Estate Law

Can an LLC Be Placed in a Trust? Process and Key Rules

Placing an LLC into a trust is a key strategy for estate planning. Understand the legal framework governing the transfer and the procedural steps for execution.

An owner of a Limited Liability Company (LLC) can transfer their ownership into a trust. This is a frequently used strategy for estate planning, allowing for the smooth transition of business assets and potentially avoiding the lengthy and public probate process. By placing an LLC interest in a trust, an owner can ensure their wishes for the business are carried out after their death or in the event of incapacitation. This approach combines the liability protection of an LLC with the asset management benefits of a trust.

How an LLC is Placed into a Trust

There are two primary methods for placing an LLC into a trust. The most common method involves an existing LLC member transferring their ownership, known as a membership interest, from themselves as an individual to the trust. This is done by assigning their stake in the company to the trust, making it the new legal owner.

The second method occurs when a new LLC is formed. During the formation process, a trust can be named as the initial member or owner from the very beginning. In this scenario, the trust itself is listed on the LLC’s formation documents, such as the Articles of Organization, as the holder of the membership interest.

The type of trust chosen has significant implications. A revocable trust allows the person who created it, the grantor, to make changes or even dissolve the trust, offering flexibility and control. Conversely, an irrevocable trust generally cannot be altered once created and removes the assets from the grantor’s personal ownership, which can offer stronger protection against personal creditors.

The Role of the LLC Operating Agreement

The LLC’s operating agreement is the governing document that dictates the rules for transferring ownership interests. Before any transfer to a trust can occur, this document must be carefully reviewed to see if it permits such an action. Many agreements contain specific clauses that restrict or control how a member can transfer their interest to another party, including a trust.

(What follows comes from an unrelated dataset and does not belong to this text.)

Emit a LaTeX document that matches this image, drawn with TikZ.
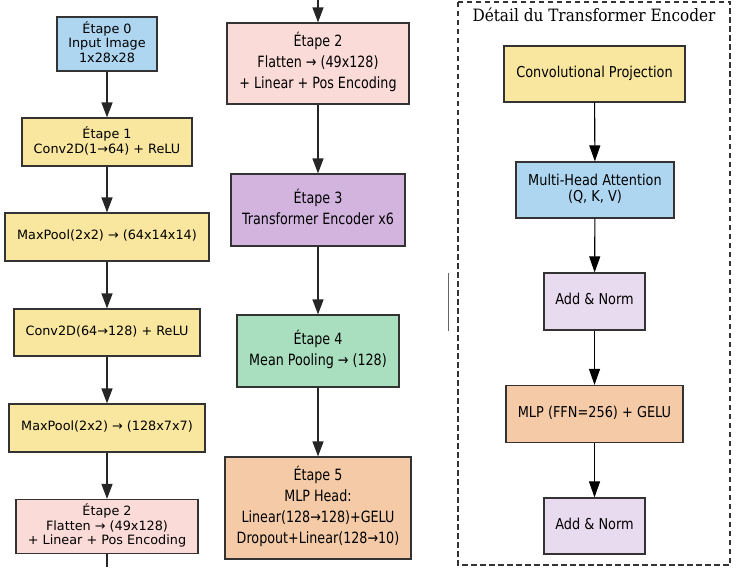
\documentclass[tikz,border=0pt]{standalone}
\usepackage{fontspec}
\usepackage{graphicx}
\setmainfont{DejaVu Sans}
\newfontfamily\titleserif{DejaVu Serif}
\usetikzlibrary{arrows.meta}
\definecolor{cblue}{HTML}{AED6F1}
\definecolor{cyellow}{HTML}{F9E79F}
\definecolor{cpink}{HTML}{FADBD8}
\definecolor{cpurple}{HTML}{D2B4DE}
\definecolor{cgreen}{HTML}{A9DFBF}
\definecolor{corange}{HTML}{F5CBA7}
\definecolor{clav}{HTML}{E8DAEF}
\definecolor{cedge}{HTML}{333333}
\newcommand\lefttxt[1]{{\fontsize{12.8}{14.5}\selectfont\begin{tabular}{@{}c@{}}#1\end{tabular}}}
\newcommand\midtxt[1]{\scalebox{0.82}[1]{\fontsize{15.5}{21}\selectfont\begin{tabular}{@{}c@{}}#1\end{tabular}}}
\newcommand\righttxt[1]{\scalebox{0.86}[1]{\fontsize{15}{16.5}\selectfont\begin{tabular}{@{}c@{}}#1\end{tabular}}}
\tikzset{
  box/.style={draw=cedge, line width=1.2pt, inner sep=0pt, align=center},
  flow/.style={draw=black!85, line width=1.4pt, -{Triangle[width=11pt,length=15pt]}},
  flowthin/.style={draw=black, line width=1.1pt, -{Triangle[width=11pt,length=16pt]}},
  plainline/.style={draw=black!85, line width=1.4pt},
}
\begin{document}
\begin{tikzpicture}[x=1pt,y=-1pt]
\useasboundingbox (0,0) rectangle (738,567);
% left column
\node[box, fill=cblue, minimum width=100pt, minimum height=54pt] (e0) at (107,44) {\lefttxt{Étape 0\\Input Image\\1x28x28}};
\node[box, fill=cyellow, minimum width=170pt, minimum height=48pt] (e1) at (107,142) {\lefttxt{Étape 1\\Conv2D(1→64) + ReLU}};
\node[box, fill=cyellow, minimum width=204pt, minimum height=48pt] (mp1) at (107,237) {\lefttxt{MaxPool(2x2) → (64x14x14)}};
\node[box, fill=cyellow, minimum width=186pt, minimum height=47pt] (c2) at (107,332.5) {\lefttxt{Conv2D(64→128) + ReLU}};
\node[box, fill=cyellow, minimum width=196pt, minimum height=48pt] (mp2) at (107,428) {\lefttxt{MaxPool(2x2) → (128x7x7)}};
\node[box, fill=cpink, minimum width=182pt, minimum height=54pt] (e2l) at (107,526.5) {\lefttxt{Étape 2\\Flatten → (49x128)\\+ Linear + Pos Encoding}};
\coordinate (leftout) at (107,567);
% middle column
\coordinate (midin) at (318,0);
\node[box, fill=cpink, minimum width=182pt, minimum height=81pt] (e2m) at (318,63.5) {\midtxt{Étape 2\\Flatten → (49x128)\\+ Linear + Pos Encoding}};
\node[box, fill=cpurple, minimum width=174pt, minimum height=72pt] (e3) at (318,210) {\midtxt{Étape 3\\Transformer Encoder x6}};
\node[box, fill=cgreen, minimum width=162pt, minimum height=72pt] (e4) at (318,351) {\midtxt{Étape 4\\Mean Pooling → (128)}};
\node[box, fill=corange, minimum width=186pt, minimum height=102pt] (e5) at (318,508) {\midtxt{Étape 5\\MLP Head:\\Linear(128→128)+GELU\\Dropout+Linear(128→10)}};
% right panel
\draw[cedge, line width=1.3pt, dash pattern=on 5.5pt off 3.5pt] (458,2) rectangle (730,565);
\node[font=\titleserif\fontsize{17}{20}\selectfont] (title) at (594,15) {\scalebox{0.9}[1]{Détail du Transformer Encoder}};
\node[box, fill=cyellow, minimum width=181pt, minimum height=56pt] (cp) at (594.5,74) {\righttxt{Convolutional Projection}};
\node[box, fill=cblue, minimum width=158pt, minimum height=56pt] (mha) at (595,190) {\righttxt{Multi-Head Attention\\(Q, K, V)}};
\node[box, fill=clav, minimum width=101pt, minimum height=57pt] (an1) at (594.5,301.5) {\righttxt{Add \& Norm}};
\node[box, fill=corange, minimum width=177pt, minimum height=57pt] (mlp) at (594.5,414) {\righttxt{MLP (FFN=256) + GELU}};
\node[box, fill=clav, minimum width=101pt, minimum height=56pt] (an2) at (594.5,526) {\righttxt{Add \& Norm}};
% thin separator
\draw[black!60, line width=0.8pt] (448,273) -- (448,331);
% arrows
\draw[flow] (e0) -- (e1);
\draw[flow] (e1) -- (mp1);
\draw[flow] (mp1) -- (c2);
\draw[flow] (c2) -- (mp2);
\draw[flow] (mp2) -- (e2l);
\draw[plainline] (e2l) -- (leftout);
\draw[flow] (midin) -- (e2m);
\draw[flow] (e2m) -- (e3);
\draw[flow] (e3) -- (e4);
\draw[flow] (e4) -- (e5);
\draw[flowthin] (cp) -- (mha);
\draw[flowthin] (mha) -- (an1);
\draw[flowthin] (an1) -- (mlp);
\draw[flowthin] (mlp) -- (an2);
\end{tikzpicture}
\end{document}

Within the operating agreement, specific clauses to look for include transfer restrictions, which may prohibit transfers without approval from other members or managers. Another provision is a right of first refusal, requiring the member to offer their interest to other LLC members first. However, many agreements include exceptions for transfers to trusts created for the benefit of the member or their family.

If the operating agreement does not permit transfers to a trust, it may need to be formally amended. For multi-member LLCs, this process typically requires the consent or vote of the other members as outlined in the agreement itself.

Information and Documents for the Transfer

To properly transfer an LLC interest to a trust, several documents and pieces of information are required. The first necessity is a fully executed trust document. A trust must be legally created before it can own any assets. This document, often called a trust agreement, must clearly state the name of the trust, such as “The Jane Doe Revocable Trust,” and identify the trustee who will manage the assets and the beneficiaries.

The central document for the transfer itself is the Assignment of Membership Interest. This is a formal legal instrument that serves as the official record of the ownership change from the individual to the trust. It must contain specific details, including the name of the current owner (the assignor), the full legal name of the trust (the assignee), the exact percentage of membership interest being transferred, and the effective date of the transfer.

Executing the Transfer to the Trust

After all preparatory documents are in order, the execution phase begins with the formal signing of the Assignment of Membership Interest. The document must be signed by both the assignor (the LLC member) and the assignee (the trustee of the trust). In many cases, especially with a revocable living trust, the same person may sign in both capacities, once as an individual and once as the trustee.

While not always legally mandated, it is a standard practice to have the assignment document witnessed or notarized. This adds a layer of authenticity and helps prevent future challenges regarding the validity of the signatures or the document itself.

Following the signing, copies of the executed assignment must be delivered to all relevant parties. This includes the LLC’s managers and any other members of the company, as may be required by the operating agreement. The final action is for the LLC manager to formally update the company’s membership ledger, finalizing the transfer and officially recognizing the trust as the new member.

Management of the LLC After the Transfer

Once an LLC membership interest is held by a trust, the trustee assumes legal responsibility for managing that interest. The trustee has a fiduciary duty, meaning they must act in the best interests of the trust’s beneficiaries when making decisions related to the LLC.

If the LLC is member-managed, all owners participate in the daily operations and decision-making. In this case, the trustee steps into the shoes of the previous owner and participates directly in management activities. The trustee would vote on business matters, attend member meetings, and carry out other management functions as permitted by the operating agreement.

If the LLC is manager-managed, a designated manager or group of managers handles the day-to-day business, while members take a more passive, investor-like role. Here, the trustee’s duties would primarily involve overseeing the investment, receiving profit distributions, and voting on major decisions that require member approval. For many who use a revocable trust, they can name themselves as the trustee, allowing them to maintain direct control over the LLC’s management just as they did before the transfer.